#### STATED EXERCISE
Any picture among the records should be left out, please; retype the rest exactly.

──────── SUPPLIED INFORMATION

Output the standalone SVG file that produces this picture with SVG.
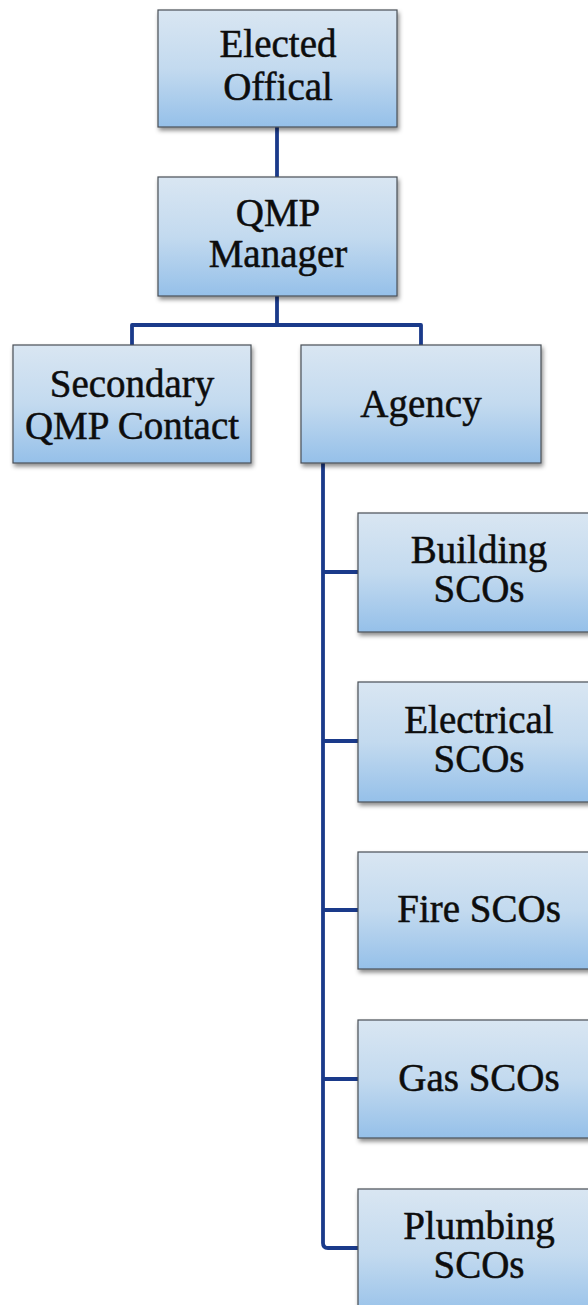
<svg xmlns="http://www.w3.org/2000/svg" width="588" height="1305" viewBox="0 0 588 1305">
<style>
.box{fill:url(#g);stroke:#4a4f57;stroke-width:1.2;filter:url(#sh)}
.t{font-family:"Liberation Serif","Times New Roman",Tinos,serif;font-size:39px;fill:#0d0d0d;stroke:#0d0d0d;stroke-width:0.5;text-anchor:middle}
.c{fill:none;stroke:#1a3a8a;stroke-width:3.8;stroke-linejoin:round}
</style>
<defs>
<linearGradient id="g" x1="0" y1="0" x2="0" y2="1">
<stop offset="0" stop-color="#d9e6f2"/>
<stop offset="0.5" stop-color="#c3daef"/>
<stop offset="1" stop-color="#95c0e9"/>
</linearGradient>
<filter id="sh" x="-10%" y="-10%" width="125%" height="130%">
<feDropShadow dx="1.5" dy="3" stdDeviation="2" flood-color="#000" flood-opacity="0.45"/>
</filter>
</defs>
<rect width="588" height="1305" fill="#fff"/>
<g id="connectors">
<path class="c" d="M277 127V177"/>
<path class="c" d="M277 296V325M132 345V325H421V345"/>
<path class="c" d="M323 463V1243Q323 1248 328 1248H358"/>
<path class="c" d="M323 572H358M323 741H358M323 910H358M323 1079H358"/>
</g>
<g id="elected">
<rect class="box" x="158" y="10" width="239" height="117"/>
<text class="t" x="278" y="57">Elected</text>
<text class="t" x="278" y="100">Offical</text>
</g>
<g id="qmp-manager">
<rect class="box" x="158" y="177" width="239" height="119"/>
<text class="t" x="278" y="226">QMP</text>
<text class="t" x="278" y="267">Manager</text>
</g>
<g id="secondary">
<rect class="box" x="13" y="345" width="238" height="118"/>
<text class="t" x="132" y="397">Secondary</text>
<text class="t" x="132" y="439">QMP Contact</text>
</g>
<g id="agency">
<rect class="box" x="301" y="345" width="240" height="118"/>
<text class="t" x="421" y="417">Agency</text>
</g>
<g id="building">
<rect class="box" x="358" y="513" width="240" height="119"/>
<text class="t" x="479" y="563">Building</text>
<text class="t" x="479" y="602">SCOs</text>
</g>
<g id="electrical">
<rect class="box" x="358" y="682" width="240" height="120"/>
<text class="t" x="479" y="733">Electrical</text>
<text class="t" x="479" y="772">SCOs</text>
</g>
<g id="fire">
<rect class="box" x="358" y="852" width="240" height="117"/>
<text class="t" x="479" y="922">Fire SCOs</text>
</g>
<g id="gas">
<rect class="box" x="358" y="1020" width="240" height="118"/>
<text class="t" x="479" y="1091">Gas SCOs</text>
</g>
<g id="plumbing">
<rect class="box" x="358" y="1189" width="240" height="130"/>
<text class="t" x="479" y="1239">Plumbing</text>
<text class="t" x="479" y="1278">SCOs</text>
</g>
</svg>
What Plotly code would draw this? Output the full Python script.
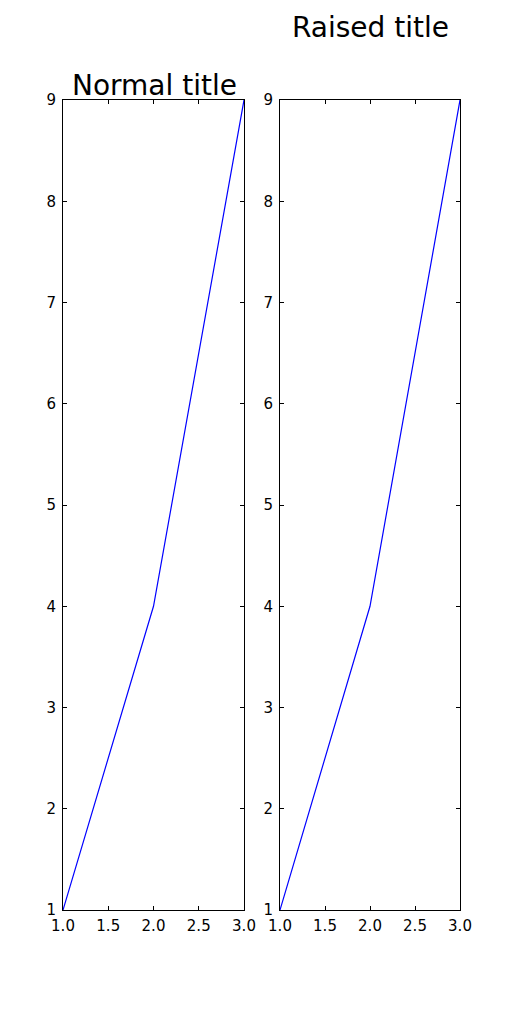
import plotly.graph_objects as go
from plotly.subplots import make_subplots

# Data for both panels (same curve)
x_vals = [1, 2, 3]
y_vals = [1, 4, 9]
x_ticks = [1.0, 1.5, 2.0, 2.5, 3.0]
x_tick_labels = ["1.0", "1.5", "2.0", "2.5", "3.0"]
y_ticks = [1, 2, 3, 4, 5, 6, 7, 8, 9]
titles = ["Normal title", "Raised title"]

W, H = 512, 1012
OFF = 8  # page body margin shifts the figure by this many pixels


def px_x(p):
    return (p - OFF) / W


def px_y(p):
    return (H - (p - OFF)) / H


fig = make_subplots(rows=1, cols=2)

for col in (1, 2):
    fig.add_trace(go.Scatter(
        x=x_vals, y=y_vals, mode="lines",
        line=dict(color="#0000ff", width=1.2),
        showlegend=False, hoverinfo="skip"
    ), row=1, col=col)

axis_style = dict(
    showgrid=False, zeroline=False, automargin=False,
    showline=True, linecolor="black", linewidth=1, mirror="ticks",
    ticks="inside", ticklen=4, tickwidth=1, tickcolor="black",
    tickfont=dict(family="DejaVu Sans", size=15, color="black"),
)

x_doms = [(px_x(63), px_x(244)), (px_x(280), px_x(460))]
y_dom = (px_y(910), px_y(100))

for i, col in enumerate((1, 2)):
    fig.update_xaxes(range=[1, 3], tickvals=x_ticks, ticktext=x_tick_labels,
                     domain=x_doms[i], ticklabelstandoff=2, **axis_style, row=1, col=col)
    fig.update_yaxes(range=[1, 9], tickvals=y_ticks, domain=y_dom,
                     ticklabelstandoff=3, **axis_style, row=1, col=col)

# titles: first sits on the axes, second is raised
title_pos = [(px_x(154), px_y(85)), (px_x(370), px_y(27))]
for t, (tx, ty) in zip(titles, title_pos):
    fig.add_annotation(text=t, x=tx, y=ty, xref="paper", yref="paper",
                       showarrow=False, xanchor="center", yanchor="middle",
                       font=dict(family="DejaVu Sans", size=28, color="black"))

fig.update_layout(
    width=W, height=H,
    margin=dict(l=0, r=0, t=0, b=0, autoexpand=False),
    plot_bgcolor="white", paper_bgcolor="white",
)

fig.write_html("out.html")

────────────────

#### IN RESPONSE
Output the standalone SVG file that produces this picture with SVG.
<svg xmlns="http://www.w3.org/2000/svg" width="588" height="1305" viewBox="0 0 588 1305">
<style>
.box{fill:url(#g);stroke:#4a4f57;stroke-width:1.2;filter:url(#sh)}
.t{font-family:"Liberation Serif","Times New Roman",Tinos,serif;font-size:39px;fill:#0d0d0d;stroke:#0d0d0d;stroke-width:0.5;text-anchor:middle}
.c{fill:none;stroke:#1a3a8a;stroke-width:3.8;stroke-linejoin:round}
</style>
<defs>
<linearGradient id="g" x1="0" y1="0" x2="0" y2="1">
<stop offset="0" stop-color="#d9e6f2"/>
<stop offset="0.5" stop-color="#c3daef"/>
<stop offset="1" stop-color="#95c0e9"/>
</linearGradient>
<filter id="sh" x="-10%" y="-10%" width="125%" height="130%">
<feDropShadow dx="1.5" dy="3" stdDeviation="2" flood-color="#000" flood-opacity="0.45"/>
</filter>
</defs>
<rect width="588" height="1305" fill="#fff"/>
<g id="connectors">
<path class="c" d="M277 127V177"/>
<path class="c" d="M277 296V325M132 345V325H421V345"/>
<path class="c" d="M323 463V1243Q323 1248 328 1248H358"/>
<path class="c" d="M323 572H358M323 741H358M323 910H358M323 1079H358"/>
</g>
<g id="elected">
<rect class="box" x="158" y="10" width="239" height="117"/>
<text class="t" x="278" y="57">Elected</text>
<text class="t" x="278" y="100">Offical</text>
</g>
<g id="qmp-manager">
<rect class="box" x="158" y="177" width="239" height="119"/>
<text class="t" x="278" y="226">QMP</text>
<text class="t" x="278" y="267">Manager</text>
</g>
<g id="secondary">
<rect class="box" x="13" y="345" width="238" height="118"/>
<text class="t" x="132" y="397">Secondary</text>
<text class="t" x="132" y="439">QMP Contact</text>
</g>
<g id="agency">
<rect class="box" x="301" y="345" width="240" height="118"/>
<text class="t" x="421" y="417">Agency</text>
</g>
<g id="building">
<rect class="box" x="358" y="513" width="240" height="119"/>
<text class="t" x="479" y="563">Building</text>
<text class="t" x="479" y="602">SCOs</text>
</g>
<g id="electrical">
<rect class="box" x="358" y="682" width="240" height="120"/>
<text class="t" x="479" y="733">Electrical</text>
<text class="t" x="479" y="772">SCOs</text>
</g>
<g id="fire">
<rect class="box" x="358" y="852" width="240" height="117"/>
<text class="t" x="479" y="922">Fire SCOs</text>
</g>
<g id="gas">
<rect class="box" x="358" y="1020" width="240" height="118"/>
<text class="t" x="479" y="1091">Gas SCOs</text>
</g>
<g id="plumbing">
<rect class="box" x="358" y="1189" width="240" height="130"/>
<text class="t" x="479" y="1239">Plumbing</text>
<text class="t" x="479" y="1278">SCOs</text>
</g>
</svg>
What Plotly code would draw this? Output the full Python script.
import plotly.graph_objects as go
from plotly.subplots import make_subplots

# Data for both panels (same curve)
x_vals = [1, 2, 3]
y_vals = [1, 4, 9]
x_ticks = [1.0, 1.5, 2.0, 2.5, 3.0]
x_tick_labels = ["1.0", "1.5", "2.0", "2.5", "3.0"]
y_ticks = [1, 2, 3, 4, 5, 6, 7, 8, 9]
titles = ["Normal title", "Raised title"]

W, H = 512, 1012
OFF = 8  # page body margin shifts the figure by this many pixels


def px_x(p):
    return (p - OFF) / W


def px_y(p):
    return (H - (p - OFF)) / H


fig = make_subplots(rows=1, cols=2)

for col in (1, 2):
    fig.add_trace(go.Scatter(
        x=x_vals, y=y_vals, mode="lines",
        line=dict(color="#0000ff", width=1.2),
        showlegend=False, hoverinfo="skip"
    ), row=1, col=col)

axis_style = dict(
    showgrid=False, zeroline=False, automargin=False,
    showline=True, linecolor="black", linewidth=1, mirror="ticks",
    ticks="inside", ticklen=4, tickwidth=1, tickcolor="black",
    tickfont=dict(family="DejaVu Sans", size=15, color="black"),
)

x_doms = [(px_x(63), px_x(244)), (px_x(280), px_x(460))]
y_dom = (px_y(910), px_y(100))

for i, col in enumerate((1, 2)):
    fig.update_xaxes(range=[1, 3], tickvals=x_ticks, ticktext=x_tick_labels,
                     domain=x_doms[i], ticklabelstandoff=2, **axis_style, row=1, col=col)
    fig.update_yaxes(range=[1, 9], tickvals=y_ticks, domain=y_dom,
                     ticklabelstandoff=3, **axis_style, row=1, col=col)

# titles: first sits on the axes, second is raised
title_pos = [(px_x(154), px_y(85)), (px_x(370), px_y(27))]
for t, (tx, ty) in zip(titles, title_pos):
    fig.add_annotation(text=t, x=tx, y=ty, xref="paper", yref="paper",
                       showarrow=False, xanchor="center", yanchor="middle",
                       font=dict(family="DejaVu Sans", size=28, color="black"))

fig.update_layout(
    width=W, height=H,
    margin=dict(l=0, r=0, t=0, b=0, autoexpand=False),
    plot_bgcolor="white", paper_bgcolor="white",
)

fig.write_html("out.html")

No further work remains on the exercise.